Sheldon: Well, is it more comforting to believe in a God who could flood the world and kill everyone because he had a bad day?
Missy: That's a good point. But doesn't it upset people when you say you don't believe?
Sheldon: [chuckles] Oh, yeah.
Missy: And that doesn't bother you?
Sheldon: Does it bother you when you upset people?
Missy: I couldn't care less.
Sheldon: Welcome to atheism. Now, if you were an orc, would you like this flag?
Quote from Sheldon
Sheldon: Well, I told him religion isn't objective and there's no proof for it.
Mary: Oh, I bet he didn't like that.
Sheldon: He loved it. He quoted Kierkegaard and said if you could prove it, there'd be no room for faith.
Mary: Oh. Well, good for him.
Sheldon: He also likes homework.
Quote from Billy Sparks
Sheldon: She did it because Pharaoh ordered all the male babies to be killed.
Missy: That's really in the Bible?
Sheldon: Yes.
Missy: And Mom won't let me read Judy Blume.

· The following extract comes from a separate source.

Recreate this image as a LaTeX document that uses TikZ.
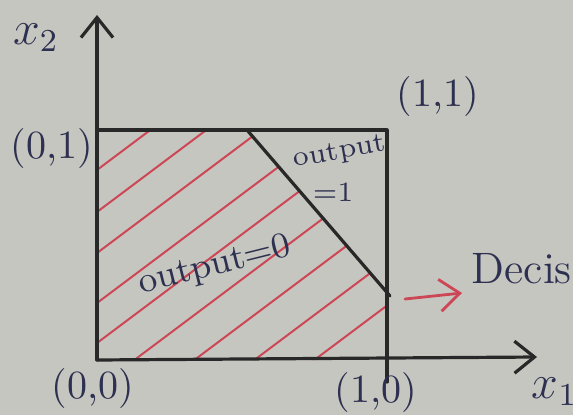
\documentclass[tikz,border=0pt]{standalone}
\usetikzlibrary{arrows.meta}
\definecolor{paper}{RGB}{198,198,192}
\definecolor{ink}{RGB}{45,48,80}
\definecolor{pen}{RGB}{40,40,40}
\definecolor{hatch}{RGB}{205,70,85}
\begin{document}
\begin{tikzpicture}[x=0.25pt,y=0.25pt,line cap=round,line join=round,
  >={Straight Barb[length=5pt,width=8pt]},
  every node/.style={inner sep=1pt,text=ink},
  axis/.style={line width=0.8pt,draw=pen},
  hatchline/.style={line width=0.5pt,draw=hatch}]
  \def\W{290}
  \def\H{230}
  \fill[paper] (-97,-55) rectangle (476,360);
  \useasboundingbox (-97,-55) rectangle (476,360);
  \coordinate (O) at (0,0);
  \coordinate (xtip) at (440,3);
  \coordinate (ytip) at (0,345);
  \coordinate (bt) at (150,\H);
  \coordinate (bb) at (293,64);
  % hatched region below the boundary
  \begin{scope}
    \clip (O) -- (0,\H) -- (bt) -- (290,68) -- (\W,0) -- cycle;
    \foreach \c in {190,148,107,57,17,-28,-73,-118,-163}
      \draw[hatchline] (0,\c) -- (\W,{\c+0.75*\W});
  \end{scope}
  \draw[axis,->] (O) -- (xtip);
  \draw[axis,->] (O) -- (ytip);
  \draw[axis] (0,\H) -- (\W,\H) -- (\W,-22);
  \draw[axis] (bt) -- (bb);
  \node (xtwo) at (-61,322) {\large$x_2$};
  \node (xone) [anchor=base west] at (430,-38) {\large$x_1$};
  \node (p01) at (-45,211) {(0,1)};
  \node (p11) at (341,263) {(1,1)};
  \node (p00) at (-4,-28) {(0,0)};
  \node (p10) at (279,-32) {(1,0)};
  \node (one) [rotate=10,font=\scriptsize] at (243,207) {output};
  \node (eqone) [font=\scriptsize] at (236,168) {=1};
  \node (zero) [rotate=14,font=\small] at (118,94) {output=0};
  \node (dec) [anchor=base west,font=\fontsize{11}{13}\selectfont] at (370,77) {Decis};
  \coordinate (arrs) at (308,61);
  \coordinate (arre) at (365,67);
  \draw[hatchline,line width=0.7pt,->] (arrs) -- (arre);
\end{tikzpicture}
\end{document}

Billy Sparks: Sheila the Great changed my life.
Quote from Sheldon
Pastor Jeff: Back to Moses. He was found by Pharaoh's daughter and went on to lead the Israelites out of Egypt, because even when you feel lost, God has a plan for us all.

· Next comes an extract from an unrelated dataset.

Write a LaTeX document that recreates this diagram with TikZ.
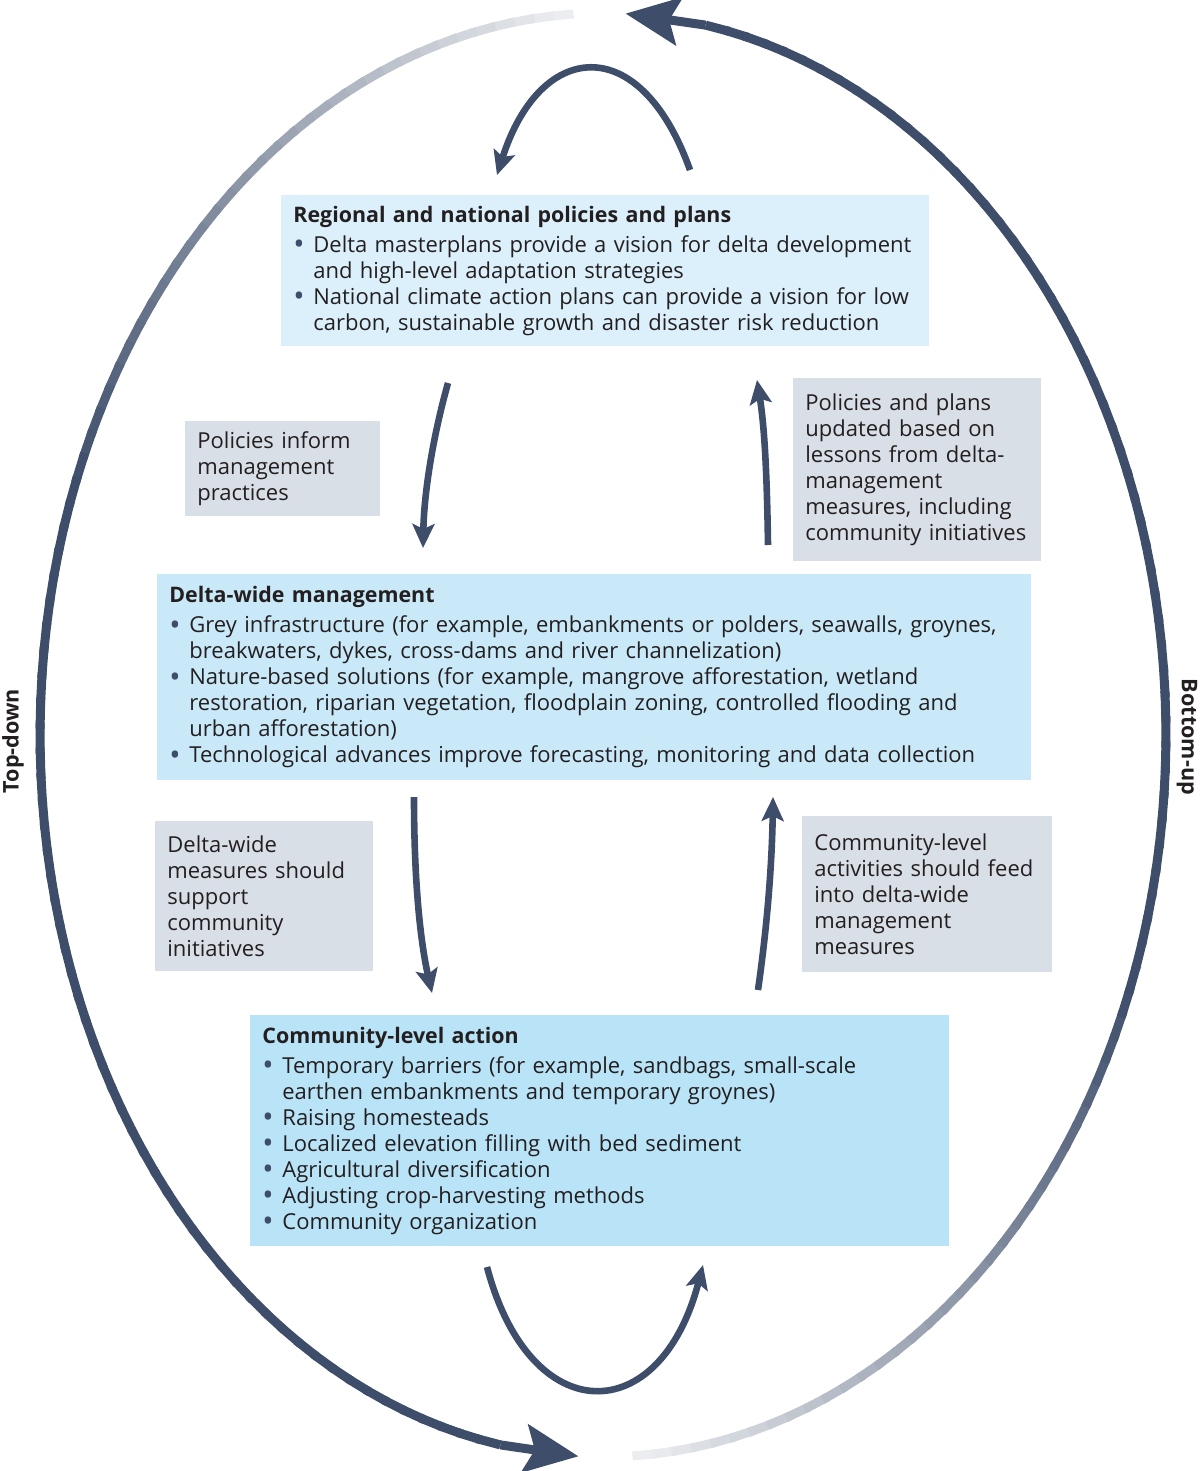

Missy: [raises hand] What was his plan for the male babies who didn't get rescued?
Pastor Jeff: It's tough to say.
Sheldon: There was a decree to throw them in the river.
Missy: Innocent babies?
Billy Sparks: That is not cool.
Pastor Jeff: That was Pharaoh, that was not God.
Sheldon: But according to you, it's all part of God's plan. How do you sleep at night?
Quote from Sheldon
Mary: You both liked it that day I taught Sunday school, right?

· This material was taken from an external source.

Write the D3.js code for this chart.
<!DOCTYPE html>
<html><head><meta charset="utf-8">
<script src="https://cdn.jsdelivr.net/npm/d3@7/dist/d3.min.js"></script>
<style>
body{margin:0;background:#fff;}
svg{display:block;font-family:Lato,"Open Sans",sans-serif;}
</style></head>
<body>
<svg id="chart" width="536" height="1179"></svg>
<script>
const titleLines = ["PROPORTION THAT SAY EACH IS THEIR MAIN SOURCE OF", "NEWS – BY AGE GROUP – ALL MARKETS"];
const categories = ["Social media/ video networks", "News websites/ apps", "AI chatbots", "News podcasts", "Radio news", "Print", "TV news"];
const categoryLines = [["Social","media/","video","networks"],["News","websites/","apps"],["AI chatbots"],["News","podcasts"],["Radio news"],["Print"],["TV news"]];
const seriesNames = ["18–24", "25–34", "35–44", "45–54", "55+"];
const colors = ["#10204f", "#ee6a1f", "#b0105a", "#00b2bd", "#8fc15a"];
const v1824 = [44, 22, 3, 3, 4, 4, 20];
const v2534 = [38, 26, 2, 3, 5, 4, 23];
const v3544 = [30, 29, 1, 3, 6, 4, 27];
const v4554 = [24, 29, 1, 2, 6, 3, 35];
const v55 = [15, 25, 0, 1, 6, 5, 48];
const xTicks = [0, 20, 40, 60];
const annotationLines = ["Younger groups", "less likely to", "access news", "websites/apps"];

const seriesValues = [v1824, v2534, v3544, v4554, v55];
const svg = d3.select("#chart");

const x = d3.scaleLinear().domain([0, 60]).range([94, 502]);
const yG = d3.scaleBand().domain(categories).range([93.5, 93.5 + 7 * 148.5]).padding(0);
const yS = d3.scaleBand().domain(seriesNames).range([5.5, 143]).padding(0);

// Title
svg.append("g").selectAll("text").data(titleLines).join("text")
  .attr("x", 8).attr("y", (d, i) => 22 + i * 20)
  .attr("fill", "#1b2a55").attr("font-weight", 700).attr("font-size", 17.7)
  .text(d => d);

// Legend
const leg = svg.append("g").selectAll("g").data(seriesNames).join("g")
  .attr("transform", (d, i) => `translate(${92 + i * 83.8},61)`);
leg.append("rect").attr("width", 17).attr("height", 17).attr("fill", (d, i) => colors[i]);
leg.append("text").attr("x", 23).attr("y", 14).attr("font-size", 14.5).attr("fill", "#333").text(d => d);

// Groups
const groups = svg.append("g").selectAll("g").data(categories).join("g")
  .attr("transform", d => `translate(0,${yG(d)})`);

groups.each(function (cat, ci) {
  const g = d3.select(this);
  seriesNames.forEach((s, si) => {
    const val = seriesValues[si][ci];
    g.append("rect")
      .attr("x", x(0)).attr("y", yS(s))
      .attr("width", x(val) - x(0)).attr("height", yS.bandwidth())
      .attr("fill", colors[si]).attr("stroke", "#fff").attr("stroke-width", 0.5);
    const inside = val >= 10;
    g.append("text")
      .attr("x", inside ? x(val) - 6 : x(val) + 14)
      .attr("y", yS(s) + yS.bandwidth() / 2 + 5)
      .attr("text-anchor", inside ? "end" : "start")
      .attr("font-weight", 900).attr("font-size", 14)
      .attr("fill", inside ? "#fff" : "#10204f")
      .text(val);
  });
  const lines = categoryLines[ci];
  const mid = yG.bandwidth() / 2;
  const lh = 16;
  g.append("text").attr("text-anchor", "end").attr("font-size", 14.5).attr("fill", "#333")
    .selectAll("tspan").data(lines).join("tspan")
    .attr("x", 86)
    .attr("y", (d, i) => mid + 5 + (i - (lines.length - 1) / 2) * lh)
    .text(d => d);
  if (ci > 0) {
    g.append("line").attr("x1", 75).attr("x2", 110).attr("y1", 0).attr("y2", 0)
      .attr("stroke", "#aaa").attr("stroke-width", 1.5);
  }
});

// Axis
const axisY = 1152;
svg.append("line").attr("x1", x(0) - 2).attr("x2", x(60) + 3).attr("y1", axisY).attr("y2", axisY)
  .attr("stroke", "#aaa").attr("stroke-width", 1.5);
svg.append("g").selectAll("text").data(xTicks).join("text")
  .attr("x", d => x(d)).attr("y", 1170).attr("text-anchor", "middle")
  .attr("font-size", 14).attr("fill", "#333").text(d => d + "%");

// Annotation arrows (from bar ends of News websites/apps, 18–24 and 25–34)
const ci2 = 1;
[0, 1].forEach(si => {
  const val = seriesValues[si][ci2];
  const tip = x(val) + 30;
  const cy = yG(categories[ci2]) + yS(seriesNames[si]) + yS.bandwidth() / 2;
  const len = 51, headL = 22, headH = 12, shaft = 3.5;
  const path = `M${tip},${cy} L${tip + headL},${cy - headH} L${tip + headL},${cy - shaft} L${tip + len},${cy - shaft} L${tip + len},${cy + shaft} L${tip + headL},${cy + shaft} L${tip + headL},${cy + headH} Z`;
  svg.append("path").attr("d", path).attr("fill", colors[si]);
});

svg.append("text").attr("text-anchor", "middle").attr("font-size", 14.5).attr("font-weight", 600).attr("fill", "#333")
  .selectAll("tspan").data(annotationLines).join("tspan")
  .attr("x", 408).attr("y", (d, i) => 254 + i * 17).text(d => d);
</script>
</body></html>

Missy: Ugh, with the snake?
Sheldon: I didn't like it, either. But I'm critical of most things.
Quote from Meemaw
George: What's up?
Meemaw: My smoke detector's beeping again. Have you got one of those little batteries?
George: I think so. Come on in.
Meemaw: Thank you. See, I'm three beeps away from breaking out my shotgun.
George: [chuckles] I don't even put batteries in ours anymore. Do not tell Sheldon.
Quote from George Sr.
Meemaw: I saw Brenda at the grocery today.
George: Oh, yeah? How's she doing?
Meemaw: I don't know. Something going on with her?
George: What do you mean?
Meemaw: I was just talking about what happened to y'all at the bar, and she kind of got weird.
George: Weird how? What'd she say?
Meemaw: Well, it's not so much what she said. Just kind of a vibe I got.
George: Well, maybe you made her uncomfortable. You do have that effect on people.
Quote from George Sr.
George: [on the phone] So, we got to get our stories straight. Now, wh-what did you tell her?
Brenda Sparks: I told her we weren't together. I was there, and you were there, and other people were there, too.
George: That's good. That's good.
Brenda Sparks: So, what did you tell her?
George: I was a little rude and rushed her out of the house.
Brenda Sparks: Don't you do that all the time?
George: Oh, yeah. Oh, I guess we're okay.
Quote from Coach Wilkins
George: Do you have any women friends?
Coach Wilkins: Uh-oh. Mary finally wise up and kick you to the curb?
George: I'm being serious.
Coach Wilkins: I have plenty of women friends. Matter of fact, my best friend's a woman.
George: Are you gonna say your wife?
Coach Wilkins: You know I am. She got in the shower with me this morning.
George: I don't need to hear that.
Coach Wilkins: How could something be so clean and so dirty at the same time?
George: I'm sorry I asked.
Coach Wilkins: Are you upset 'cause I said she was my best friend and not you?
George: No.
Coach Wilkins: You're in the top three.
George: Stop talking to me.
Coach Wilkins: Definitely my best white friend.